Subhash K Jha takes a look back at Vioul Shah’s crime drama Aankhen that released in 2002.
“Truth is stranger than fiction,” is a favourite throwaway line of all characters in this intriguing hide and freak game.
The truth behind the fiction in Aankhen, which clocks 24 years on April 5, sure is strange, no matter how we look at it. Adapted from the director’s Gujarati stage play, Aankhen is an ensemble piece that tries to turns the inherent staginess of the material into the film’s biggest USP.
Though the characters confab, conspire and conversate incessantly, as is the wont in plays, they also convey a lived-in density through their immense interactive inpulses. The rest is taken care of by the swift and sleek production values, which communicate the basic virtues of star power without making the ultra-charismatic stars a puppet to the box office.
Aankhen is about an obsessively disciplined bank manager Vijay Rajput (Amitabh Bachchan) who gets fired from his job for roughing up a corrupt staffer. Within a split second Rajput’s carefully cultivated world of passionate devotion and high-powered principles come crashing down in an inverted-pyramid of humiliation and acrimony.

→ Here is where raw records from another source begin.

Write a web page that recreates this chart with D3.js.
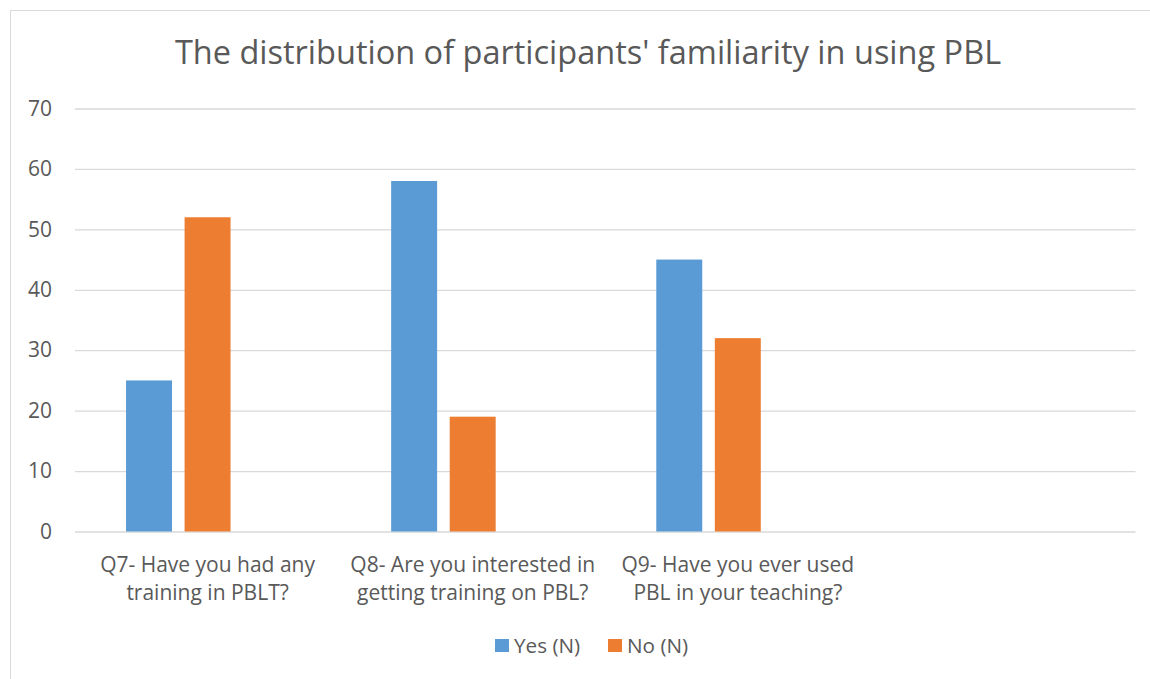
<!DOCTYPE html>
<html>
<head>
<meta charset="utf-8">
<script src="https://cdn.jsdelivr.net/npm/d3@7"></script>
<style>
  html, body { margin: 0; padding: 0; background: #fff; }
  svg { display: block; font-family: "Open Sans", sans-serif; }
</style>
</head>
<body>
<svg id="chart" width="1150" height="679"></svg>
<script>
// ---- data ----
const chartTitle = "The distribution of participants' familiarity in using PBL";
const categories = [
  "Q7- Have you had any\ntraining in PBLT?",
  "Q8- Are you interested in\ngetting training on PBL?",
  "Q9- Have you ever used\nPBL in your teaching?",
  ""
];
const seriesNames = ["Yes (N)", "No (N)", ""];
const yesValues = [25, 58, 45, null];
const noValues = [52, 19, 32, null];
const emptyValues = [null, null, null, null];
const yTicks = [0, 10, 20, 30, 40, 50, 60, 70];

const seriesValues = [yesValues, noValues, emptyValues];
const colors = ["#5B9BD5", "#ED7D31", "none"];

// ---- layout ----
const svg = d3.select("#chart");
const plot = { left: 75, right: 1135.5, top: 108.5, bottom: 531.5 };
const textColor = "#595959";
const gridColor = "#D9D9D9";
const fontFam = "'Open Sans', sans-serif";

// chart border
svg.append("rect")
  .attr("x", 10.5).attr("y", 10.5)
  .attr("width", 1160).attr("height", 700)
  .attr("fill", "#fff").attr("stroke", "#D9D9D9").attr("stroke-width", 1);

const x0 = d3.scaleBand().domain(categories).range([plot.left, plot.right]).padding(0);
const x1 = d3.scaleBand().domain(seriesNames.map((s, i) => i))
  .range([x0.bandwidth() * 0.1925, x0.bandwidth() * 0.8075])
  .paddingInner(0.215).paddingOuter(0);
const y = d3.scaleLinear().domain([0, 70]).range([plot.bottom, plot.top]);

// title
svg.append("text")
  .attr("x", 588).attr("y", 64)
  .attr("text-anchor", "middle")
  .attr("fill", textColor)
  .style("font-size", "32.5px")
  .text(chartTitle);

// gridlines + y axis
const yAxis = d3.axisLeft(y).tickValues(yTicks)
  .tickSize(-(plot.right - plot.left)).tickPadding(23).tickFormat(d3.format("d"));
const gy = svg.append("g").attr("transform", `translate(${plot.left},0)`).call(yAxis);
gy.select(".domain").remove();
gy.selectAll(".tick line").attr("stroke", gridColor).attr("stroke-width", 1.3);
gy.selectAll(".tick text").attr("fill", textColor).style("font-size", "21px")
  .style("font-family", fontFam);

// bars
const groups = svg.append("g").selectAll("g")
  .data(categories)
  .join("g")
  .attr("transform", d => `translate(${x0(d)},0)`);

groups.selectAll("rect")
  .data((d, ci) => seriesValues.map((vals, si) => ({ si, v: vals[ci] })).filter(o => o.v != null))
  .join("rect")
  .attr("x", d => x1(d.si))
  .attr("width", x1.bandwidth())
  .attr("y", d => y(d.v))
  .attr("height", d => y(0) - y(d.v))
  .attr("fill", d => colors[d.si]);

// x axis labels
const xAxis = d3.axisBottom(x0).tickSize(0).tickPadding(0).tickFormat("");
const gx = svg.append("g").attr("transform", `translate(0,${plot.bottom})`).call(xAxis);
gx.select(".domain").remove();
gx.selectAll(".tick").each(function(d) {
  const t = d3.select(this).append("text")
    .attr("text-anchor", "middle")
    .attr("fill", textColor)
    .style("font-size", "21px")
    .style("font-family", fontFam);
  d.split("\n").forEach((line, i) => {
    t.append("tspan").attr("x", 0).attr("y", 40.5 + i * 28).text(line);
  });
});

// legend
const legendItems = [
  { name: seriesNames[0], color: colors[0], x: 495 },
  { name: seriesNames[1], color: colors[1], x: 608 }
];
const lg = svg.append("g").selectAll("g").data(legendItems).join("g")
  .attr("transform", d => `translate(${d.x},639)`);
lg.append("rect").attr("width", 14).attr("height", 13).attr("fill", d => d.color);
lg.append("text").attr("x", 19).attr("y", 13.5)
  .attr("fill", textColor).style("font-size", "20.7px")
  .text(d => d.name);
</script>
</body>
</html>
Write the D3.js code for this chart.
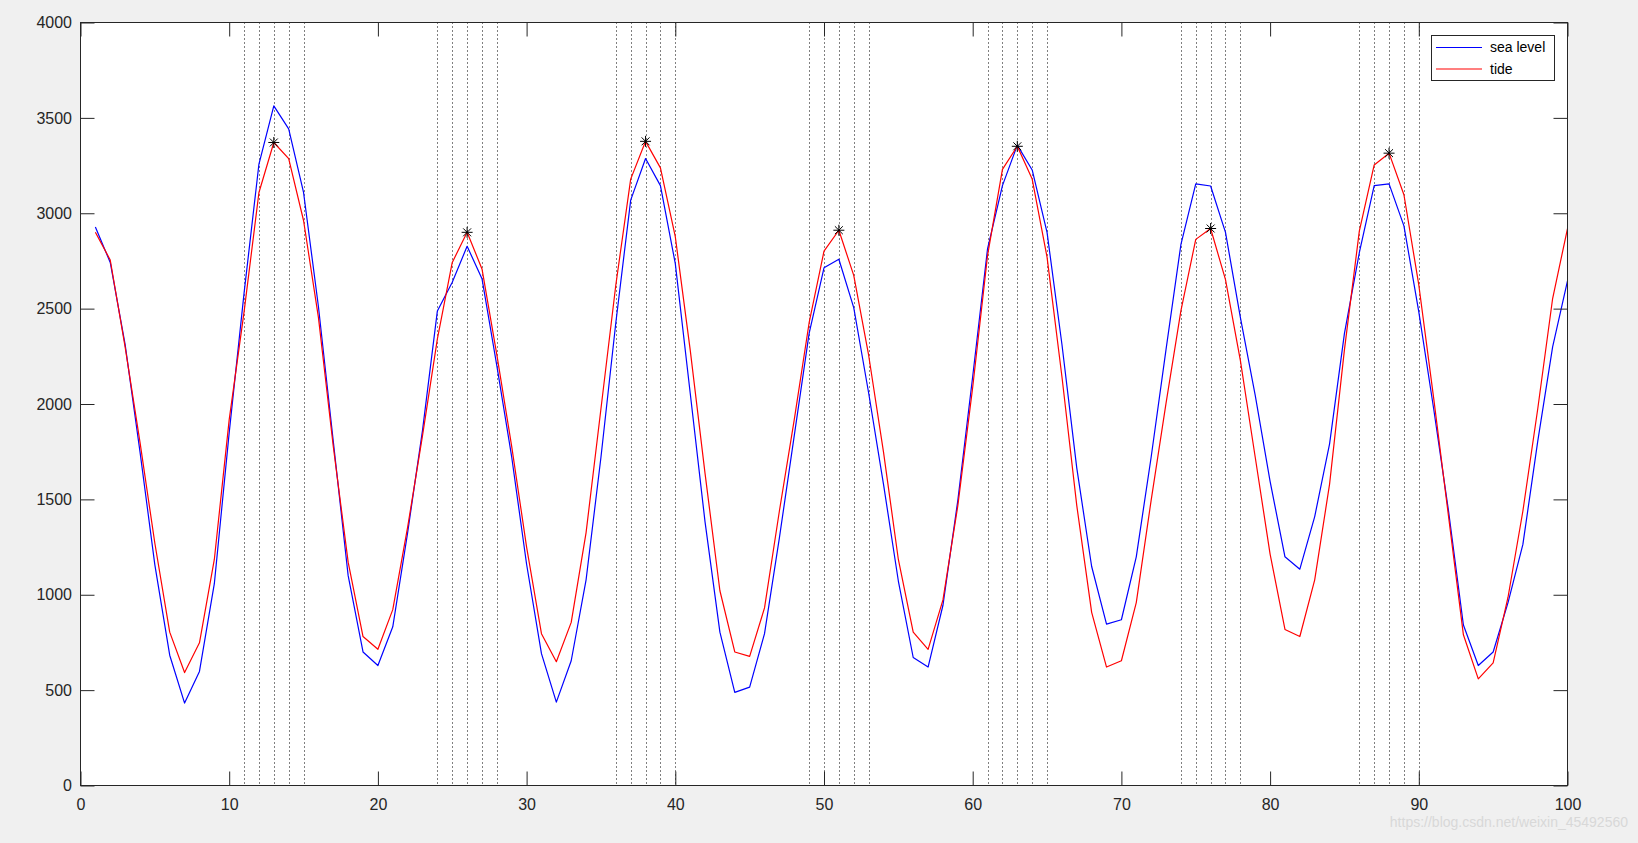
<!DOCTYPE html>
<html><head><meta charset="utf-8">
<script src="https://cdn.jsdelivr.net/npm/d3@7"></script>
<style>
html,body{margin:0;padding:0;background:#f0f0f0;}
svg{display:block;font-family:"Liberation Sans",Arial,Helvetica,sans-serif;}
</style></head>
<body>
<svg id="chart" width="1638" height="843"></svg>
<script>
// sea level (blue), index 1..100
const seaLevel = [2928,2742,2313,1750,1157,683,432,598,1058,1850,
2581,3258,3563,3442,3109,2511,1805,1100,700,629,
832,1326,1862,2488,2638,2827,2657,2200,1721,1160,
691,437,654,1078,1721,2426,3069,3287,3145,2736,
2059,1382,804,488,516,796,1298,1834,2370,2714,
2759,2505,2059,1580,1072,671,621,945,1495,2144,
2815,3145,3357,3227,2900,2313,1664,1148,846,869,
1199,1721,2285,2835,3154,3143,2900,2454,2045,1594,
1199,1134,1410,1791,2370,2793,3145,3154,2934,2483,
1975,1439,841,629,700,959,1264,1805,2299,2646];
// tide (red)
const tide = [2900,2755,2300,1800,1270,804,592,748,1185,1918,
2483,3109,3371,3286,2962,2454,1777,1171,781,714,
922,1354,1834,2341,2742,2900,2708,2257,1777,1250,
796,649,855,1326,1975,2624,3179,3377,3238,2877,
2285,1636,1021,700,677,931,1439,1918,2426,2801,
2911,2674,2257,1749,1185,804,714,973,1467,2088,
2779,3230,3351,3179,2770,2144,1467,908,621,654,
959,1495,2003,2488,2863,2920,2652,2229,1721,1213,
818,781,1078,1580,2285,2906,3253,3315,3097,2624,
2031,1411,790,559,643,987,1439,1975,2553,2920];
const peaks = [13,26,38,51,63,76,88];
const vlines = [11,12,13,14,15, 24,25,26,27,28, 36,37,38,39,40, 49,50,51,52,53, 61,62,63,64,65, 74,75,76,77,78, 86,87,88,89,90];
const xTicks = [0,10,20,30,40,50,60,70,80,90,100];
const yTicks = [0,500,1000,1500,2000,2500,3000,3500,4000];
const seriesNames = ["sea level","tide"];
const seriesColors = ["#0000ff","#ff0000"];

const L=80.5, R=1567.5, T=22.5, B=785.5;
const svg = d3.select("#chart");
const x = d3.scaleLinear().domain([0,100]).range([L,R]);
const y = d3.scaleLinear().domain([0,4000]).range([B,T]);

svg.append("rect").attr("x",L).attr("y",T).attr("width",R-L).attr("height",B-T).attr("fill","#fff");

// dotted vertical lines
svg.append("g").selectAll("line").data(vlines).join("line")
  .attr("x1",d=>Math.round(x(d))+0.5).attr("x2",d=>Math.round(x(d))+0.5)
  .attr("y1",T).attr("y2",B)
  .attr("stroke","#000").attr("stroke-width",1).attr("stroke-dasharray","1,3");

const line = d3.line().x((d,i)=>x(i+1)).y(d=>y(d));
[seaLevel,tide].forEach((s,k)=>{
  svg.append("path").datum(s).attr("d",line).attr("fill","none")
    .attr("stroke",seriesColors[k]).attr("stroke-width",1.2).attr("stroke-linejoin","round");
});

// asterisk markers
const mk = svg.append("g").attr("stroke","#000").attr("stroke-width",1);
peaks.forEach(p=>{
  const cx=x(p), cy=y(tide[p-1]), r=5.5, d=r*0.72;
  const g = mk.append("g");
  g.append("line").attr("x1",cx-r).attr("x2",cx+r).attr("y1",cy).attr("y2",cy);
  g.append("line").attr("x1",cx).attr("x2",cx).attr("y1",cy-r).attr("y2",cy+r);
  g.append("line").attr("x1",cx-d).attr("x2",cx+d).attr("y1",cy-d).attr("y2",cy+d);
  g.append("line").attr("x1",cx-d).attr("x2",cx+d).attr("y1",cy+d).attr("y2",cy-d);
});

const axCol="#262626";
function style(g,labels){
  g.select(".domain").remove();
  g.selectAll(".tick line").attr("stroke",axCol);
  g.selectAll(".tick text").attr("fill",axCol).style("font-size","16px").style("font-family","'Liberation Sans',Arial,sans-serif");
  if(!labels) g.selectAll(".tick text").remove();
}
svg.append("g").attr("transform",`translate(0,${B})`)
  .call(d3.axisBottom(x).tickValues(xTicks).tickFormat(d3.format("d")).tickSize(-14).tickPadding(13)).call(g=>style(g,true));
svg.append("g").attr("transform",`translate(0,${T})`)
  .call(d3.axisTop(x).tickValues(xTicks).tickSize(-14)).call(g=>style(g,false));
svg.append("g").attr("transform",`translate(${L},0)`)
  .call(d3.axisLeft(y).tickValues(yTicks).tickFormat(d3.format("d")).tickSize(-14).tickPadding(8.5)).call(g=>style(g,true));
svg.append("g").attr("transform",`translate(${R},0)`)
  .call(d3.axisRight(y).tickValues(yTicks).tickSize(-14)).call(g=>style(g,false));

svg.append("rect").attr("x",L).attr("y",T).attr("width",R-L).attr("height",B-T)
  .attr("fill","none").attr("stroke",axCol).attr("stroke-width",1);

// legend
const lg = svg.append("g");
lg.append("rect").attr("x",1431.5).attr("y",35.5).attr("width",123).attr("height",45)
  .attr("fill","#fff").attr("stroke",axCol);
seriesNames.forEach((n,i)=>{
  const yy = 47.5 + i*21.5;
  lg.append("line").attr("x1",1436).attr("x2",1482).attr("y1",yy).attr("y2",yy)
    .attr("stroke",seriesColors[i]).attr("stroke-width",1.2);
  lg.append("text").attr("x",1490).attr("y",yy).attr("dy","0.35em")
    .style("font-size","14px").attr("fill","#000").text(n);
});

// watermark
svg.append("text").attr("x",1628).attr("y",827).attr("text-anchor","end")
  .style("font-size","14px").attr("fill","#d8d8d8").text("https://blog.csdn.net/weixin_45492560");
</script>
</body></html>
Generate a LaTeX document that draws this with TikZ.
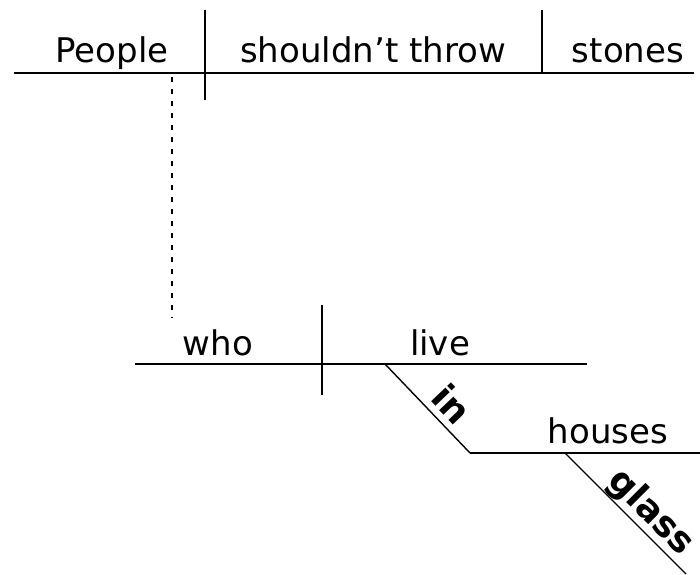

He begins to plot the downfall of the very workplace that he worshipped.
Rajput’s transformation from worship to war–ship is represented by his devious plan to rob the bank to which he gave all his life. He recruits Neha (Sushmita Sen), a teacher at a blind school, to train three handpicked blind men, Vishwas (Akshay Kumar), Arjun (Arjun Rampal), and Ilyas (Paresh Rawail), to undertake the most audacious bank robbery man has ever seen. Or not seen, as it happens to be.
It isn’t often that a film, let alone a mainstream Hindi film, looks at the physically challenged with compassion, understanding and benign humour. Aatish Kapadia’s self-adapted screenplay from his stage play works out the three blind characters’ mutual empathy in so much detail that we gradually begin to inhabit their dark but strangely illuminated world.
First-time director Vipul Shah is lucky to get a cast which simply sweeps into the plot’s incredible arc of redemptive retribution. Amitabh Bachchan, in the first fully-fledged negative role of his career since Parwana , performs the most discomforting villainy (for example, tickling the Paresh Rawail character to death) with a startling sincerity. His face contorts subtly into a grimace and reverts to a pokerfaced neutrality in the blink of an eye. During the bank robbery , Bachchan’s split-second physical manoeuvres epitomize the spirit of immediacy and urgency that somehow eludes a major of part of this stagey thriller.
Paresh Rawail as the comic member of robbery gang effortlessly yolks laughter with harrowing recollections of his childhood when he was kidnapped and forcibly blinded to beg on the streets of Mumbai. Rawail’s character keeps the improbable proceedings grounded to reality. Here’s one actor who never lets a script down.
The third scene-stealer in the film is Akshay Kumar. As the shrewd and clairvoyant Vishwas who senses the presence of the mastermind in their midst Akshay brings a certain aromatic flavour to the blind man’s character. In a couple of dramatic sequences where he recalls his past and the sequences where he moves towards the Bachchan’s non-visible but ubiquitous figure in the room where the’re being trained for the heist, Akshay communicates a very appealing street wisdom. But his shots of affluent luxury in flashbacks make no sense. If he lived life king-size, why did he agree to part of a robbery for a mere 50 lakh rupees?
Sushmita Sen, as Rajput’s reluctant liaison officer, suffers in an underwritten role. As usual, she creates space for herself and plays her part with complete conviction. This is the first time that Sushmita has played the part of a victim and a leading lady who has no song to sing during the course of the narrative!
Apart from the blind trio’s friendship song the music , including Akshay’s totally irrelevant seduction duet with Bipasha Basu, come in the way of the film’s teacher-and-the-‘taut’ design. As for Kashmira Shah’s dance in the den, it carries the narrative’s course to the coarse.
The theme of the film—the planning and execution of a bank robbery—is so much a part of Hollywood cinema that the Indianizations in the form of romantic/raunchy songs come as intrusive interjections. And yet first-time director Vipul Shah takes enough risks with the mainstream genre and with the images of his high-profile cast, to make us think kindly about his compelling intentions.
The slickness that Shah tries to bring into the heist is saved from going to waste by a host of devices. Veteran cameraman Ashok Mehta shoots the characters and the bank-sets in granite and pastel colours that underscore the credibility–quotient of the outrageous crime plan.
But the freentic sweaty end-game with the Big B pulling out all stops to play a snarling sneering epitome of evil finally collapses in a incredulous heap. At the end, we are left with a film that’s unlike any we’ve seen in Hindi cinema. But it isn’t a fully-formed work of art. Vipul Shah gets the basics right. He removes a lot of the staginess from the original material, but not enough.
Finally, it’s the stars Amitabh Bachchan, Akshay Kumar, and Paresh Rawal who keep you hooked till the end of the blind man’s buff.